Can You Imagine the Story of the Prodigal from the Perspective of the Pig?

Can You Imagine the Story of the Prodigal from the Perspective of the Pig?

Good Morning Friends,

People seeking a controlling power prefer dualistic thinking…they separate the mind and the body. Deciding who is not worthy.  It is prevalent in churches and business but not so much when we pray, for here when we come before God we might just discover that our inheritance of communion with God changes everything. Friends there are causes and effects but the world I can describe to you is not the world at all. The observer and the observed get intertwined.  Sometimes like the Prodigal Son it takes coming to ones senses and facing our attitude of rebellion and our miserable condition. Can You Imagine the Story of the Prodigal from the Perspective of the Pig?
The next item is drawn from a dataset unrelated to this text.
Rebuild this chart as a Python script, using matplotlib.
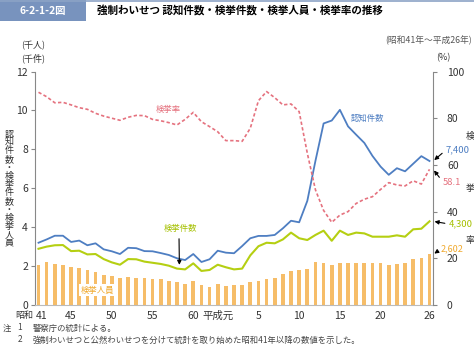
import matplotlib
matplotlib.use("Agg")
import matplotlib.pyplot as plt
from matplotlib.patches import Rectangle
from matplotlib.transforms import ScaledTranslation
import numpy as np

plt.rcParams['font.family'] = ['Noto Sans CJK JP', 'DejaVu Sans']

# ---- data (昭和41年〜平成26年) ----
years = list(range(49))  # index 0 = 昭和41, 23 = 平成元, 48 = 平成26
tick_idx = [0, 4, 9, 14, 19, 23, 27, 32, 37, 42, 48]
tick_labels = ["41", "45", "50", "55", "60", "平成元", "5", "10", "15", "20", "26"]

ninchi = [3.20, 3.37, 3.56, 3.56, 3.24, 3.31, 3.07, 3.17, 2.86, 2.76,
          2.62, 2.94, 2.92, 2.77, 2.76, 2.67, 2.57, 2.40, 2.31, 2.62,
          2.21, 2.35, 2.79, 2.69, 2.66, 3.03, 3.43, 3.55, 3.55, 3.60,
          3.94, 4.33, 4.25, 5.35, 7.41, 9.33, 9.48, 10.03, 9.18, 8.75,
          8.33, 7.66, 7.11, 6.69, 7.03, 6.87, 7.26, 7.65, 7.40]

kenkyo_ken = [2.89, 3.00, 3.07, 3.08, 2.77, 2.79, 2.60, 2.62, 2.36, 2.19,
              2.07, 2.36, 2.35, 2.23, 2.17, 2.11, 2.02, 1.87, 1.83, 2.14,
              1.75, 1.80, 2.07, 1.94, 1.83, 1.87, 2.55, 3.02, 3.20, 3.17,
              3.37, 3.72, 3.43, 3.34, 3.60, 3.82, 3.30, 3.82, 3.60, 3.72,
              3.68, 3.51, 3.51, 3.51, 3.58, 3.51, 3.89, 3.92, 4.30]

kenkyo_jin = [2.06, 2.19, 2.11, 2.07, 1.97, 1.88, 1.80, 1.71, 1.54, 1.49,
              1.37, 1.44, 1.40, 1.37, 1.34, 1.32, 1.25, 1.17, 1.08, 1.23,
              1.01, 0.94, 1.08, 0.99, 1.03, 1.01, 1.18, 1.25, 1.32, 1.37,
              1.58, 1.76, 1.80, 1.83, 2.19, 2.14, 2.06, 2.17, 2.14, 2.17,
              2.17, 2.14, 2.14, 2.06, 2.11, 2.14, 2.35, 2.40, 2.602]

kenkyo_rate = [91.1, 89.2, 86.6, 86.8, 85.7, 84.5, 83.8, 82.1, 80.9, 80.0,
               79.1, 80.4, 81.2, 81.1, 79.5, 78.9, 78.1, 77.1, 79.5, 82.5,
               78.5, 76.4, 74.2, 70.4, 70.4, 70.1, 75.7, 87.5, 91.4, 88.8,
               85.7, 86.1, 82.8, 65.0, 49.3, 40.5, 35.4, 38.5, 40.0, 43.5,
               45.3, 46.4, 49.5, 52.4, 51.4, 51.0, 53.2, 51.8, 58.1]

C_BLUE = "#4E7EC2"
C_GREEN = "#B5CF12"
C_RED = "#E5727F"
C_BAR = "#F6BD68"
C_ORANGE_TXT = "#F0A92E"
C_GRAY = "#888888"
C_TXT = "#333333"

W, H = 474, 344
fig = plt.figure(figsize=(W / 100, H / 100), dpi=100)

def fx(px):
    return px / W

def fy(py):
    return 1 - py / H

ax = fig.add_axes([fx(35), fy(305), fx(433) - fx(35), fy(71.5) - fy(305)])
ax2 = ax.twinx()

ax.bar(years, kenkyo_jin, width=0.45, color=C_BAR, zorder=2)
ax.plot(years, ninchi, color=C_BLUE, lw=1.3, zorder=3)
ax.plot(years, kenkyo_ken, color=C_GREEN, lw=1.5, zorder=3)
ax2.plot(years, kenkyo_rate, color=C_RED, lw=1.2, linestyle=(0, (2, 1.4)), zorder=3)

ax.set_xlim(-0.43, 48.43)
ax.set_ylim(0, 12)
ax2.set_ylim(0, 100)

ax.set_yticks(range(0, 13, 2))
ax2.set_yticks(range(0, 101, 20))
ax.set_xticks(tick_idx)
ax.set_xticklabels(tick_labels)

for a in (ax, ax2):
    a.spines['top'].set_visible(False)
    for s in ('left', 'right', 'bottom'):
        a.spines[s].set_color(C_GRAY)
        a.spines[s].set_linewidth(0.8)
ax.spines['right'].set_visible(False)
ax2.spines['left'].set_visible(False)
ax2.spines['bottom'].set_visible(False)
ax.spines['bottom'].set_color("#bbbbbb")

ax.tick_params(axis='y', direction='out', length=3, width=0.8, color=C_GRAY,
               labelsize=7.5, labelcolor=C_TXT, pad=2)
ax2.tick_params(axis='y', direction='out', length=3, width=0.8, color=C_GRAY,
                labelsize=7.5, labelcolor=C_TXT, pad=7)
ax.tick_params(axis='x', length=0, labelsize=7.5, labelcolor=C_TXT, pad=4)

for lab in ax.get_xticklabels():
    if lab.get_text() == "平成元":
        lab.set_transform(lab.get_transform() + ScaledTranslation(-8 / 100, 0, fig.dpi_scale_trans))
    if lab.get_text() == "41":
        lab.set_transform(lab.get_transform() + ScaledTranslation(3 / 100, 0, fig.dpi_scale_trans))
fig.text(fx(24), fy(315.5), "昭和", fontsize=6.5, color=C_TXT, ha='center', va='center')

# ---- series labels ----
fig.text(fx(168), fy(109), "検挙率", fontsize=6, color=C_RED, ha='center', va='center')
fig.text(fx(367), fy(118), "認知件数", fontsize=6, color=C_BLUE, ha='center', va='center')
fig.text(fx(180), fy(228), "検挙件数", fontsize=6, color="#A5C000", ha='center', va='center')
ax.annotate("", xy=(17.3, kenkyo_ken[17] + 0.05), xytext=(fx(179), fy(236)),
            textcoords='figure fraction',
            arrowprops=dict(arrowstyle='-|>', color='black', lw=0.8, mutation_scale=6))
fig.text(fx(97), fy(290), "検挙人員", fontsize=6, color=C_ORANGE_TXT, ha='center', va='center',
         bbox=dict(facecolor='white', edgecolor='none', pad=1.2), zorder=5)

# ---- end-value annotations ----
arrow_kw = dict(arrowstyle='-|>', color='black', lw=0.8, mutation_scale=6, shrinkA=1, shrinkB=1)
ax.annotate("7,400", xy=(48.45, ninchi[-1]), xytext=(fx(446), fy(150)),
            textcoords='figure fraction', fontsize=6.8, color=C_BLUE, va='center', ha='left',
            arrowprops=dict(relpos=(0, 0.5), **arrow_kw), annotation_clip=False)
ax2.annotate("58.1", xy=(48.45, kenkyo_rate[-1]), xytext=(fx(443), fy(182)),
             textcoords='figure fraction', fontsize=6.8, color=C_RED, va='center', ha='left',
             arrowprops=dict(relpos=(0, 0.5), **arrow_kw), annotation_clip=False)
ax.annotate("4,300", xy=(48.45, kenkyo_ken[-1]), xytext=(fx(449), fy(224)),
            textcoords='figure fraction', fontsize=6.8, color="#A5C000", va='center', ha='left',
            arrowprops=dict(relpos=(0, 0.5), **arrow_kw), annotation_clip=False)
ax.annotate("2,602", xy=(48.45, kenkyo_jin[-1]), xytext=(fx(441), fy(249)),
            textcoords='figure fraction', fontsize=6.5, color=C_ORANGE_TXT, va='center', ha='left',
            arrowprops=dict(relpos=(0, 0.5), **arrow_kw), annotation_clip=False)

# ---- axis unit labels ----
fig.text(fx(33), fy(46), "(千人)", fontsize=6.5, color=C_TXT, ha='center', va='center')
fig.text(fx(33), fy(58), "(千件)", fontsize=6.5, color=C_TXT, ha='center', va='center')
fig.text(fx(443), fy(58), "(%)", fontsize=6.5, color=C_TXT, ha='center', va='center')

left_label = "認知件数・検挙件数・検挙人員"
for i, ch in enumerate(left_label):
    fig.text(fx(9), fy(134 + i * 8.4), ch, fontsize=6.5, color=C_TXT, ha='center', va='center')
for ch, yy in zip("検挙率", [136, 189, 241]):
    fig.text(fx(470), fy(yy), ch, fontsize=6.5, color=C_TXT, ha='center', va='center')

# ---- header ----
fig.patches.append(Rectangle((0, fy(21)), fx(86), fy(0) - fy(21), transform=fig.transFigure,
                             facecolor="#7893BE", edgecolor='none'))
fig.add_artist(plt.Line2D([0, 1], [fy(1), fy(1)], transform=fig.transFigure,
                          color="#8CA3C6", lw=1.2))
fig.text(fx(43), fy(11), "6-2-1-2図", fontsize=7.5, color='white', fontweight='bold',
         ha='center', va='center')
fig.text(fx(97), fy(11), "強制わいせつ 認知件数・検挙件数・検挙人員・検挙率の推移",
         fontsize=7.6, color='black', fontweight='bold', ha='left', va='center')
fig.text(fx(472), fy(40), "(昭和41年～平成26年)", fontsize=6.3, color="#555555",
         ha='right', va='center')

# ---- notes ----
fig.text(fx(3), fy(328), "注", fontsize=6, color="#444444", ha='left', va='center')
fig.text(fx(20), fy(328), "1", fontsize=6, color="#444444", ha='center', va='center')
fig.text(fx(33), fy(328), "警察庁の統計による。", fontsize=6, color="#444444", ha='left', va='center')
fig.text(fx(20), fy(340), "2", fontsize=6, color="#444444", ha='center', va='center')
fig.text(fx(33), fy(340), "強制わいせつと公然わいせつを分けて統計を取り始めた昭和41年以降の数値を示した。",
         fontsize=6, color="#444444", ha='left', va='center')

fig.savefig("out.png", dpi=100)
Scripture: The voice said to him again, a second time, ‘What God has made clean, you must not call profane.

Acts 10:15 (NRSV)

Love never fails.

1 Corinthians 13:8 (NIV)

There was a man who had two sons. The younger one said to his father, ‘Father, give me my share of the estate.’ So he divided his property between them. “Not long after that, the younger son got together all he had, set off for a distant country and there squandered his wealth in wild living. After he had spent everything, there was a severe famine in that whole country, and he began to be in need.  So he went and hired himself out to a citizen of that country, who sent him to his fields to feed pigs.  He longed to fill his stomach with the pods that the pigs were eating, but no one gave him anything. “When he came to his senses, he said, ‘How many of my father’s hired servants have food to spare, and here I am starving to death!  I will set out and go back to my father and say to him: Father, I have sinned against heaven and against you.  I am no longer worthy to be called your son; make me like one of your hired servants.’  So he got up and went to his father.

Luke 15:11-19 (NIV)

Message: Jesus tells today’s parable in response to the Pharisees’ contempt that he would eat with sinners, something that the Pharisees would never do. In the story the lost son finds that he is hungry enough to eat with pigs which would have been even worse than eating with sinners for Jews. But as the story goes the lost son is not even allowed to eat pig slop for the owner valued his pigs more than his workers. Interesting twist given the reason for the parable. Here Jesus is basically calling the Pharisees swine at the trough. If pigs could talk, I would imagine them asking the younger son, with indignation why he was not acting like a Jew. Typically the younger son is a representation of sinners still trying to save themselves… The older son as the Pharisees and the father as Jesus. There is intended, inherent emotion in the story from the beginning. A son requesting inheritance prior to his father’s death was unheard of. To even ask meant that the prodigal son wanted his father dead. He wanted control from the start. Even in his return he crafts a speech to placate him. The intention is to manipulate not to repent. This is the tension and struggle of the human condition. The most surprising thing about today’s parable and its relevance for the Christian walk is the father’s response. It was not anger but a conscious choice of suffering. He still loves both his sons. He regrets the rebellion but loves anyway. He restores us even when we have yet to completely repent. The father divides his life between his sons. His covenant is one of love. It is our challenge to write the end of the story in the way we live….in the way we love for we can see ourselves from just about any of the characters perspectives…even the pigs. And the pigs add flavor to the story for they too get their own kind of redemption as noted in today’s passage from Acts. Now in prayer… let us clean out our pig sty and return to the extravagant, prodigal love of the Father as we nurture the true self of our inner life.

 

Pray we never want God dead. Pray we cling not to things, but to Jesus to find our security. Pray we ask God to meet our needs but not try to manipulate Him or others in the process. Pray we learn to love. Pray we fully repent and obey. Pray we become reconciled. Pray that we realize that Jesus came to forgive sinners so that we all might share in the abundant life. Pray we join the celebration. Pray we be a remnant. Pray we take off our sandals for we are on holy ground before the thrown of Grace…Pray we be bold. Pray we have a lasting home with God.
Pray we realize that listening is more important than speaking…that waiting is more important than acting…..that following is more important than leading…that interruptions are more important than plans….that wandering is better than hurrying but that running to what we love is ok…. that business is always about serving someone else…that life is not about problem solving or even being in balance… it’s about being available.  Pray we move beyond the false self, the addictions of life, to a better way of thinking. Pray we come to our senses recognizing the dark and the light… the suffering and the joy connected. Pray we realize that the world needs to change but maybe it has to happen one person at a time. Pray that love binds us all together in sufficiently complex ways to glorify our maker. Pray that no matter what happens to us, Christ’s love is allowed to shine in and through us. Pray we realize that life itself is pointless without love. Pray we realize that our efforts and gifts are fruitless without love. Pray we believe this Word becomes flesh and dwells in us as the presence of the Holy Spirit.